There is symbolism in things we wear and put on every day. Wedding rings and bands are symbolic to a deep relationship between two people and whether those people are physically together or not, a bond exists. Men’s ties and other jewelry for men and women often symbolize high status in work or society. Wedding attire- the dress, suit, and tux- is symbolic to a huge life event in many people’s lives. Even the logos that represent the brands and companies that we give our money to say something about us.

There are many examples of symbolism in material things in daily life.

But for me, something clicked just a few days ago and I had a deep recognition of who I am and what I stand for because of that team jersey that was handed to me last month. And with that recognition came a deep sense of responsibility too.

By putting on a team jersey or work uniform you represent that organization, group, team, brand or company. When you wear your uniform or jersey, you’re proud. You’re making a statement to the world that these moments aren’t just about you as an individual, but they are about your team or organization beyond you. (I have to chuckle because maybe this is by default… you need a job and you have to wear a certain uniform for work, even if you hate it. I remember this being the case at times in my life as well.)

When I race, I get to wear my team’s name. When I ride for training, more people will see our logo and colors. I’m one part of a greater whole that matters and is making a difference for women cyclists in my area. One example of how this changes me is that I’m going to go out of my way to follow road rules and practice good bike etiquette, especially when I’m in my team jersey.

So too, the importance of the jersey I get to wear for my team doesn’t end when I take off that shirt at the end of the day. I’m still “me” and I still belong to that group, with or without the name and logo on my back for all to see. I should be practicing those road rules and etiquette always, not just when in uniform.

This idea of belonging AND representing my team well really struck home a few days ago. Whether I’m wearing my jersey or not, I’m still a part of a team and group. And I want to bring honor to the group at all times, not just when I’m riding with the colors and logo of the team.

Whether we recognize it every day or not, we all represent something bigger than us. Our families, schools, churches, teams, places of work all make up pieces of our lives and groups that we belong to. And my realization the other day was this: I belong and don’t want to misrepresent the team that is important to me. I want to build the team up at ALL times.

A side note, I think this is why social media can bring so many problems to people’s lives and why supervisors and companies care about following their staff on social media. The online world matters as much as the behind closed doors, private, offline world.

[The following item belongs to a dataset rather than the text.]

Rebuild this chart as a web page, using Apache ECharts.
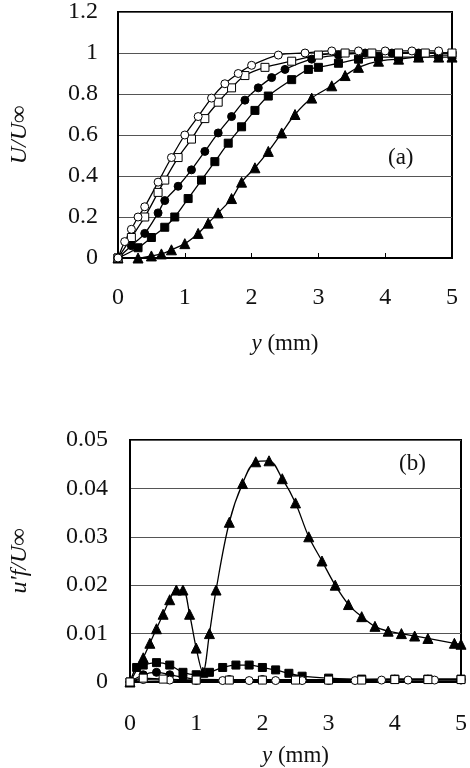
<!DOCTYPE html><html><head><meta charset="utf-8"><script src="https://cdn.jsdelivr.net/npm/echarts@6/dist/echarts.min.js"></script>
<style>body{margin:0;background:#fff}#c{width:470px;height:768px}</style></head><body><div id="c"></div><script>
const a_openCircle=[[0,0],[0.1,0.08],[0.2,0.14],[0.3,0.2],[0.4,0.25],[0.6,0.37],[0.8,0.49],[1.0,0.6],[1.2,0.69],[1.4,0.78],[1.6,0.85],[1.8,0.9],[2.0,0.94],[2.4,0.99],[2.8,1.0],[3.2,1.01],[3.6,1.01],[4.0,1.01],[4.4,1.01],[4.8,1.01]];
const a_openSquare=[[0,0],[0.2,0.1],[0.4,0.2],[0.6,0.32],[0.7,0.38],[0.9,0.49],[1.1,0.58],[1.3,0.68],[1.5,0.76],[1.7,0.83],[1.9,0.89],[2.2,0.93],[2.6,0.96],[3.0,0.99],[3.4,1.0],[3.8,1.0],[4.2,1.0],[4.6,1.0],[5.0,1.0]];
const a_fillCircle=[[0,0],[0.2,0.06],[0.4,0.12],[0.6,0.22],[0.7,0.28],[0.9,0.35],[1.1,0.43],[1.3,0.52],[1.5,0.61],[1.7,0.69],[1.9,0.77],[2.1,0.83],[2.3,0.88],[2.5,0.92],[2.9,0.97],[3.3,0.99],[3.7,1.0],[4.1,1.0],[4.5,1.0],[5.0,1.0]];
const a_fillSquare=[[0,0],[0.3,0.05],[0.5,0.1],[0.7,0.15],[0.85,0.2],[1.05,0.29],[1.25,0.38],[1.45,0.47],[1.65,0.56],[1.85,0.64],[2.05,0.72],[2.25,0.79],[2.6,0.87],[2.85,0.92],[3.0,0.93],[3.3,0.95],[3.6,0.97],[3.9,0.98],[4.2,0.98],[4.5,0.98],[4.8,0.99],[5.0,0.99]];
const a_fillTri=[[0,0],[0.3,0.0],[0.5,0.01],[0.65,0.02],[0.8,0.04],[1.0,0.07],[1.2,0.12],[1.35,0.17],[1.5,0.22],[1.7,0.29],[1.85,0.37],[2.05,0.44],[2.25,0.52],[2.45,0.61],[2.65,0.7],[2.9,0.78],[3.2,0.84],[3.4,0.89],[3.6,0.93],[3.9,0.96],[4.2,0.97],[4.5,0.98],[4.8,0.98],[5.0,0.98]];
const b_fillTri=[[0,0],[0.2,0.005],[0.3,0.008],[0.4,0.011],[0.5,0.014],[0.6,0.017],[0.7,0.019],[0.8,0.019],[0.9,0.014],[1.0,0.007],[1.1,0.002],[1.2,0.01],[1.3,0.019],[1.5,0.033],[1.7,0.041],[1.9,0.0455],[2.1,0.0457],[2.3,0.042],[2.5,0.037],[2.7,0.030],[2.9,0.025],[3.1,0.020],[3.3,0.016],[3.5,0.0135],[3.7,0.0115],[3.9,0.0105],[4.1,0.010],[4.3,0.0095],[4.5,0.009],[4.9,0.008],[5.0,0.0078]];
const b_fillSquare=[[0,0],[0.1,0.003],[0.2,0.0035],[0.4,0.004],[0.6,0.0035],[0.8,0.002],[1.0,0.0015],[1.2,0.002],[1.4,0.003],[1.6,0.0035],[1.8,0.0035],[2.0,0.003],[2.2,0.0025],[2.4,0.0018],[2.6,0.0012],[3.0,0.0008],[3.5,0.0006],[4.0,0.0006],[4.5,0.0006],[5.0,0.0006]];
const b_fillCircle=[[0,0],[0.2,0.0015],[0.4,0.002],[0.6,0.0015],[0.8,0.001],[1.0,0.0006],[1.5,0.0005],[2.0,0.0005],[2.5,0.0005],[3.0,0.0005],[3.5,0.0005],[4.0,0.0006],[4.5,0.0006],[5.0,0.0006]];
const b_openSquare=[[0,0],[0.2,0.0008],[0.5,0.0006],[1.0,0.0004],[1.5,0.0004],[2.0,0.0004],[2.5,0.0004],[3.0,0.0004],[3.5,0.0004],[4.0,0.0005],[4.5,0.0005],[5.0,0.0005]];
const b_openCircle=[[0,0],[0.2,0.0005],[0.6,0.0004],[1.0,0.0003],[1.4,0.0003],[1.8,0.0003],[2.2,0.0003],[2.6,0.0003],[3.0,0.0003],[3.4,0.0003],[3.8,0.0004],[4.2,0.0004],[4.6,0.0004],[5.0,0.0004]];
const xTicks=[0,1,2,3,4,5];
const F='Liberation Serif';
const tri='path://M0,10L5,0L10,10Z';
function S(data,sym,filled,ax){return {type:'line',data,smooth:0.35,xAxisIndex:ax,yAxisIndex:ax,symbol:sym,symbolSize:sym===tri?10:8,showSymbol:true,clip:false,
 lineStyle:{color:'#000',width:1.3},itemStyle:{color:filled?'#000':'#fff',borderColor:'#000',borderWidth:1},z:filled?3:4};}
const ax=(i)=>({gridIndex:i,type:'value',min:0,max:5,interval:1,axisLine:{lineStyle:{color:'#000',width:2}},axisTick:{inside:true,length:5,lineStyle:{color:'#000'}},splitLine:{show:false},axisLabel:{color:'#111',fontFamily:F,fontSize:24,margin:i?30:28,formatter:v=>xTicks.includes(v)?String(v):''},
 name:'{i|y} (mm)',nameLocation:'middle',nameGap:i?62:74,nameTextStyle:{color:'#111',fontFamily:F,fontSize:23,rich:{i:{fontStyle:'italic',fontFamily:F,fontSize:23,color:'#111'}}}});
const opt={animation:false,
grid:[{left:93,top:10,width:359,height:248,show:true,borderColor:'#000',borderWidth:2},{left:108,top:440,width:355,height:248,show:true,borderColor:'#000',borderWidth:2}],
xAxis:[ax(0),ax(1)],
yAxis:[{gridIndex:0,type:'value',min:0,max:1.2,interval:0.2,axisLine:{show:true,lineStyle:{color:'#000',width:2}},axisTick:{show:false},splitLine:{lineStyle:{color:'#555',width:1}},axisLabel:{color:'#111',fontFamily:F,fontSize:24,margin:20,formatter:v=>String(+v.toFixed(1))},
 name:'U/U∞',nameLocation:'middle',nameGap:86,nameTextStyle:{color:'#111',fontFamily:F,fontSize:24,fontStyle:'italic'}},
 {gridIndex:1,type:'value',min:0,max:0.05,interval:0.01,axisLine:{show:true,lineStyle:{color:'#000',width:2}},axisTick:{show:false},splitLine:{lineStyle:{color:'#555',width:1}},axisLabel:{color:'#111',fontFamily:F,fontSize:24,margin:22,formatter:v=>String(+v.toFixed(2))},
 name:"u'f/U∞",nameLocation:'middle',nameGap:98,nameTextStyle:{color:'#111',fontFamily:F,fontSize:24,fontStyle:'italic'}}],
graphic:[{type:'text',left:388,top:146,style:{text:'(a)',font:'23px "Liberation Serif"',fill:'#111'}},{type:'text',left:399,top:452,style:{text:'(b)',font:'23px "Liberation Serif"',fill:'#111'}}],
series:[S(a_fillTri,tri,true,0),S(a_fillSquare,'rect',true,0),S(a_fillCircle,'circle',true,0),S(a_openSquare,'rect',false,0),S(a_openCircle,'circle',false,0),
S(b_openCircle,'circle',false,1),S(b_openSquare,'rect',false,1),S(b_fillCircle,'circle',true,1),S(b_fillSquare,'rect',true,1),S(b_fillTri,tri,true,1)]};
echarts.init(document.getElementById('c')).setOption(opt);
</script></body></html>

Awareness of belonging to a team and how to represent that well comes with a growth in responsibility and character. It lasts beyond taking the uniform off at the end of the day. Day-to-day, we need to be aware of how individual actions and attitudes reflect outward on those groups and organizations that we belong to, and to not let wearing a jersey or uniform change how we should be behaving and acting as representatives of our groups and teams. Even our families’ names matter… and to bring honor to our family means acting with wisdom and making daily, healthy choices that help and not hurt our families.

In the end, reflecting on belonging and who I represent matters. I don’t want any organization to be brought down because of me; I only want those I work for and with to be lifted up. As individuals a part of teams, our actions really do matter for the greater good, or downfall if we aren’t careful.

What groups are you a part of? Have you ever thought of how you represent where you work, or the teams you are a part of even when you’re not in uniform? Does this change your perspective on how you move through the world on a day-to-day basis?




PC: Marion Michele


I’ve been meaning to write about this theme in my life since March, but I’ve been putting it off. Because to write about it is to claim it and to claim it is to live by it, and I haven’t been feeling strong enough to live consistently in most things.

I say I want to lose weight and a week later I’m binge eating on chips and margaritas. I say I want to read a book or two and except for the GRE haven’t picked up a book in months. I say I want to raise money for human trafficking victims and I’m too scared to keep asking the people who said they would donate.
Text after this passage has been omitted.